Dr. Joshua Muskin

Senior Director of Programs and Education Team Leader

Joshua is an expert in converting education and other development investments into innovative programs with exciting strategies and enduring, life-changing impacts. Recognized by peers internationally, he brings extensive expertise in the many dimensions of education and training, wise and effective leadership, and a collaborative approach to the design, implementation, evaluation, and sustainability of programs across development sectors.

Over his nearly 40-year career, Joshua has worked domestically and internationally with a panoply of institutions dedicated to creating better futures for children, their parents, and communities. This journey has taken him from school classrooms in suburban Philadelphia to living in two refugee settlements in the remote reaches of Sudan, and to many other locations in the Americas, Africa, Europe, and Asia in between. In education, Joshua has combined work with classroom teachers, local authorities, communities, and central system leaders to improve the quality of delivery and outcomes in areas such as classroom instruction, learning assessment, gender equity and inclusion, technical and vocational training, literacy, and many other aspects. He has also worked in the areas of economic development, gender equality, agriculture, water, sanitation, and health (WASH), refugee relief, and integrated community development, among others.

In all of his work, Joshua maintains a laser focus on systems change that moves beyond policy and plans to real and lasting improvements in classrooms, communities, and beyond.

An accomplished educator, thinker, doer, and researcher, Joshua has published and presented widely. Most recently a Non-Resident Senior Fellow at the Brookings Institution and Senior Education Officer at the Aga Khan Foundation, he completed his doctoral and master’s studies in City and Regional Planning at the University of Pennsylvania and received his B.A. at Dartmouth College, where he majored in French Literature and minored in Anthropology.
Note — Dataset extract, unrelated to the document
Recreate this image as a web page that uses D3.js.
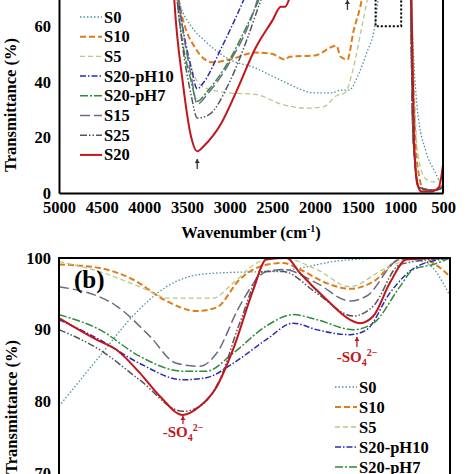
<!DOCTYPE html><html><head><meta charset="utf-8">
<script src="https://cdn.jsdelivr.net/npm/d3@7"></script>
<style>body{margin:0;background:#fff}text{font-family:"Liberation Serif",serif;font-weight:bold}</style>
</head><body><svg id="c" width="474" height="474"></svg>
<script>
// ---- Panel (a) data: [wavenumber, transmittance]
const seriesNames = ["S0","S10","S5","S20-pH10","S20-pH7","S15","S25","S20"];
const aS0 = [[3700,100],[3600,70],[3450,60],[3300,55],[3000,48],[2700,45],[2500,42],[2360,40],[2000,36],[1800,36],[1700,37],[1600,37],[1500,42],[1400,50],[1300,60],[1250,72],[1150,95],[1000,100],[900,99],[860,60],[800,30],[700,15],[600,8],[520,4],[500,5]];
const aS10 = [[3700,100],[3600,70],[3400,52],[3200,47],[3000,48],[2700,50.5],[2500,50],[2350,48],[2300,49],[2000,49.5],[1750,53],[1700,49],[1620,48],[1550,58],[1450,70],[1400,80],[1200,97],[1000,100],[900,99],[860,50],[800,10],[720,1],[600,1],[500,3]];
const aS5 = [[3700,100],[3600,70],[3450,45],[3300,38],[3000,36],[2700,35.5],[2400,32],[2100,30.5],[1900,31],[1750,35],[1650,36],[1550,45],[1450,60],[1350,75],[1200,95],[1000,100],[900,99],[860,60],[800,15],[700,5],[600,4],[500,5]];
const aPH10 = [[3700,100],[3600,70],[3450,45],[3380,37.5],[3300,40],[3100,52],[2900,65],[2800,72],[2600,88],[2300,98],[1500,99],[1000,100],[900,98],[850,20],[780,2],[600,1],[500,2]];
const aPH7 = [[3700,100],[3600,65],[3450,40],[3380,33],[3250,37],[3000,48],[2800,60],[2650,70],[2400,88],[2000,98],[1000,100],[900,98],[850,20],[780,2],[600,1],[500,2]];
const aS15 = [[3700,100],[3600,70],[3450,42],[3380,32],[3250,36],[3000,47],[2700,67],[2650,72],[2400,90],[2000,98],[1000,100],[900,98],[850,20],[780,2],[600,1],[500,2]];
const aS25 = [[3700,100],[3600,65],[3450,35],[3380,27],[3250,28],[3000,40],[2800,55],[2650,68],[2400,86],[2000,97],[1000,100],[900,98],[850,20],[780,2],[600,1],[500,2]];
const aS20 = [[3700,100],[3650,70],[3550,40],[3450,20],[3380,15],[3300,17],[3100,25],[2900,38],[2700,52],[2500,62],[2400,67],[2350,67],[2300,70],[2200,85],[2000,95],[1500,98],[1100,99],[900,98],[870,70],[840,20],[800,3],[750,0.5],[650,0.5],[550,2],[500,10]];
const aTicksX = [5000,4500,4000,3500,3000,2500,2000,1500,1000,500];
const aTicksY = [0,20,40,60];
// ---- Panel (b) data: [relative position 0..1, transmittance]
const bS0 = [[0,79.3],[.104,86.3],[.189,91.9],[.275,96],[.36,97.7],[.445,98],[.53,98.1],[.616,98.6],[.701,99.5],[.787,99.9],[.872,100],[.94,99.3],[1,94.7]];
const bS10 = [[0,99.1],[.104,98.6],[.189,97],[.275,94],[.352,92.6],[.403,93.1],[.462,97],[.514,98.8],[.573,99.3],[.616,98.4],[.684,96.5],[.744,95.7],[.804,96.7],[.872,99.8],[.923,100],[.957,99.3],[1,97.4]];
const bS5 = [[0,99.5],[.104,98.1],[.206,96],[.283,94.4],[.394,94.4],[.445,96.5],[.514,99.5],[.573,100],[.659,98.4],[.744,96],[.83,98.4],[.915,100],[1,100]];
const bPH10 = [[0,91.4],[.104,88.6],[.206,85.3],[.317,83],[.377,83.3],[.445,85.3],[.53,88.6],[.599,90.9],[.659,90],[.744,89.3],[.787,90],[.846,95.1],[.915,98.8],[1,100]];
const bPH7 = [[0,92.1],[.104,90],[.206,86.3],[.317,84.2],[.377,84.2],[.445,86.7],[.53,90.5],[.599,92.1],[.659,91.4],[.753,90],[.804,90.9],[.872,96],[.906,98.4],[.957,99.1],[1,100]];
const bS15 = [[0,96],[.147,93.3],[.232,89.1],[.3,85.3],[.36,84.9],[.403,86.7],[.462,93.3],[.53,98.1],[.573,98.4],[.659,96.5],[.744,94],[.787,94.7],[.872,99.8],[1,100]];
const bS25 = [[0,90],[.104,87.2],[.206,83],[.317,78.6],[.36,79.3],[.411,83],[.462,90.9],[.522,98.1],[.573,98.1],[.659,95.1],[.753,91.9],[.804,93.3],[.872,99.1],[1,100]];
const bS20 = [[0,91.6],[.096,88.6],[.147,87.2],[.206,84],[.258,80.7],[.317,78.1],[.36,79.3],[.403,82],[.445,87.2],[.497,95.6],[.53,99.8],[.582,100],[.616,97.9],[.684,94.2],[.744,91.4],[.77,90.9],[.804,91.9],[.846,96.5],[.889,99.8],[1,100]];
const bTicksY = [70,80,90,100];

const styles = {
  "S0":{c:"#4a90a4",d:"1.5,2",w:1.3},
  "S10":{c:"#e07b1a",d:"6,3",w:2},
  "S5":{c:"#b5c98a",d:"5,3",w:1.3},
  "S20-pH10":{c:"#2a2ab0",d:"6,2,1.5,2",w:1.5},
  "S20-pH7":{c:"#2e8b3a",d:"8,2,2,2",w:1.5},
  "S15":{c:"#6b6b80",d:"10,4",w:1.5},
  "S25":{c:"#555560",d:"7,2,1.5,2,1.5,2",w:1.5},
  "S20":{c:"#c0161c",d:null,w:2}
};
const aData = [aS0,aS10,aS5,aPH10,aPH7,aS15,aS25,aS20];
const bData = [bS0,bS10,bS5,bPH10,bPH7,bS15,bS25,bS20];
const svg = d3.select("#c");
const FS = 16.5;

// Panel a
const xa = d3.scaleLinear().domain([5000,500]).range([59,443]);
const ya = d3.scaleLinear().domain([0,100]).range([193,-85]);
const ga = svg.append("g");
ga.append("clipPath").attr("id","ca").append("rect").attr("x",59).attr("y",-90).attr("width",384).attr("height",283);
const la = d3.line().x(d=>xa(d[0])).y(d=>ya(d[1])).curve(d3.curveMonotoneX);
aData.forEach((s,i)=>{const st=styles[seriesNames[i]];
  ga.append("path").attr("clip-path","url(#ca)").attr("d",la(s.slice().sort((a,b)=>a[0]-b[0]))).attr("fill","none").attr("stroke",st.c).attr("stroke-width",st.w).attr("stroke-dasharray",st.d);});
ga.append("rect").attr("x",xa(1290)).attr("y",ya(60)-40).attr("width",xa(990)-xa(1290)).attr("height",40).attr("fill","none").attr("stroke","#000").attr("stroke-width",2).attr("stroke-dasharray","2,2");
ga.append("g").attr("transform","translate(0,193)").call(d3.axisBottom(xa).tickValues(aTicksX).tickSize(0).tickPadding(8).tickFormat(d3.format("d")))
  .call(g=>{g.select(".domain").attr("stroke-width",2);g.selectAll("text").attr("font-size",FS).attr("font-family","Liberation Serif").attr("fill","#000");});
ga.append("g").attr("transform","translate(59,0)").call(d3.axisLeft(ya).tickValues(aTicksY).tickSize(0).tickPadding(8))
  .call(g=>{g.select(".domain").attr("stroke-width",2);g.selectAll("text").attr("font-size",FS).attr("font-family","Liberation Serif").attr("fill","#000");});
ga.append("line").attr("x1",443).attr("x2",443).attr("y1",0).attr("y2",193).attr("stroke","#000").attr("stroke-width",2);
const wl = ga.append("text").attr("x",251).attr("y",238).attr("text-anchor","middle").attr("font-size",FS).text("Wavenumber (cm");
wl.append("tspan").attr("dy",-6).attr("font-size",10).text("-1");
wl.append("tspan").attr("dy",6).text(")");
svg.append("text").attr("transform","translate(16,105) rotate(-90)").attr("text-anchor","middle").attr("font-size",FS).text("Transmittance (%)");
function arrow(x,y1,y2,col){svg.append("line").attr("x1",x).attr("x2",x).attr("y1",y1).attr("y2",y2).attr("stroke",col).attr("stroke-width",1.3);
  svg.append("path").attr("d",`M${x-2.5},${y1+4}L${x},${y1}L${x+2.5},${y1+4}Z`).attr("fill",col);}
arrow(xa(3380),159,169,"#333"); arrow(xa(1620),0,10,"#333");
seriesNames.forEach((n,i)=>{const st=styles[n],y=17+i*19.7;
  svg.append("line").attr("x1",80).attr("x2",102).attr("y1",y).attr("y2",y).attr("stroke",st.c).attr("stroke-width",st.w).attr("stroke-dasharray",st.d);
  svg.append("text").attr("x",104).attr("y",y+5.5).attr("font-size",FS).text(n);});

// Panel b
const xb = d3.scaleLinear().domain([0,1]).range([59,450]);
const yb = d3.scaleLinear().domain([70,100]).range([473,258]);
svg.append("clipPath").attr("id","cb").append("rect").attr("x",59).attr("y",258).attr("width",391).attr("height",216);
const lb = d3.line().x(d=>xb(d[0])).y(d=>yb(d[1])).curve(d3.curveMonotoneX);
bData.forEach((s,i)=>{const st=styles[seriesNames[i]];
  svg.append("path").attr("clip-path","url(#cb)").attr("d",lb(s)).attr("fill","none").attr("stroke",st.c).attr("stroke-width",st.w).attr("stroke-dasharray",st.d);});
svg.append("rect").attr("x",59).attr("y",258).attr("width",391).attr("height",240).attr("fill","none").attr("stroke","#000").attr("stroke-width",2);
svg.append("g").attr("transform","translate(59,0)").call(d3.axisLeft(yb).tickValues(bTicksY).tickSize(0).tickPadding(8))
  .call(g=>{g.select(".domain").remove();g.selectAll("text").attr("font-size",FS).attr("font-family","Liberation Serif").attr("fill","#000");});
svg.append("text").attr("transform","translate(17,407) rotate(-90)").attr("text-anchor","middle").attr("font-size",FS).text("Transmittance (%)");
svg.append("text").attr("x",74).attr("y",288).attr("font-size",25).text("(b)");
function so4(x,y){const t=svg.append("text").attr("x",x).attr("y",y).attr("text-anchor","middle").attr("font-size",15).attr("fill","#c0161c").text("-SO");
  t.append("tspan").attr("dy",4).attr("font-size",10).text("4");t.append("tspan").attr("dy",-10).attr("font-size",10).text("2−");}
arrow(xb(.317),416,424,"#c0161c"); so4(183,437);
arrow(xb(.762),337,347,"#c0161c"); so4(357,362);
seriesNames.slice(0,5).forEach((n,i)=>{const st=styles[n],y=387+i*20;
  svg.append("line").attr("x1",335).attr("x2",357).attr("y1",y).attr("y2",y).attr("stroke",st.c).attr("stroke-width",st.w).attr("stroke-dasharray",st.d);
  svg.append("text").attr("x",359).attr("y",y+5.5).attr("font-size",FS).text(n);});
</script></body></html>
Why did you decide to work at Geneva Global?

I was excited to join Geneva Global due equally to the solid quality and relevance of their current programs and to the opportunity to work with a group of outside partners and clients who bring a passion, a sense of innovation, and a solid understanding of risk which is commonly absent with traditional bilateral and multilateral donors. Geneva Global’s existing projects focused on the nonformal education “Speed School” model represent an essential approach to attaining the global commitment to education for all which most traditional donors continue to dismiss.  The prospects for extending such “outside-the-box” thinking to tackle the critical aim of providing high quality, relevant education to all children with Geneva Global’s current and future partners is extremely exciting.

How many countries have you visited?

My older son and I share a goal of having been to as many countries as we have accumulated years of age.  I am ahead of my goal, having just visited my 70th country.  (I’ll not say how far ahead.)

What’s your favorite part of your job?

The favorite part of my job is working with teachers and local education officers to help them discover their full potential and that of their students, finding ways to situate the formal curriculum within the local context to equip children not just as capable test-takers but as productive, engaged, fulfilled social, economic, and cultural actors. My aim is to support teachers and the systems within which they work to liberate the creativity and initiative of all.  Seeing this operate in schools and the classroom in a durable way keeps me excited

What’s your best travel advice?

Smile!  When I am traveling in a new place and don’t feel fully confident, I find that smiling and greeting folks on the street, in shops, and in other locations usually echoes back with smiles.  They are as uncertain with me as a stranger as I am with them, but a smile usually eases everyone’s tension or doubts.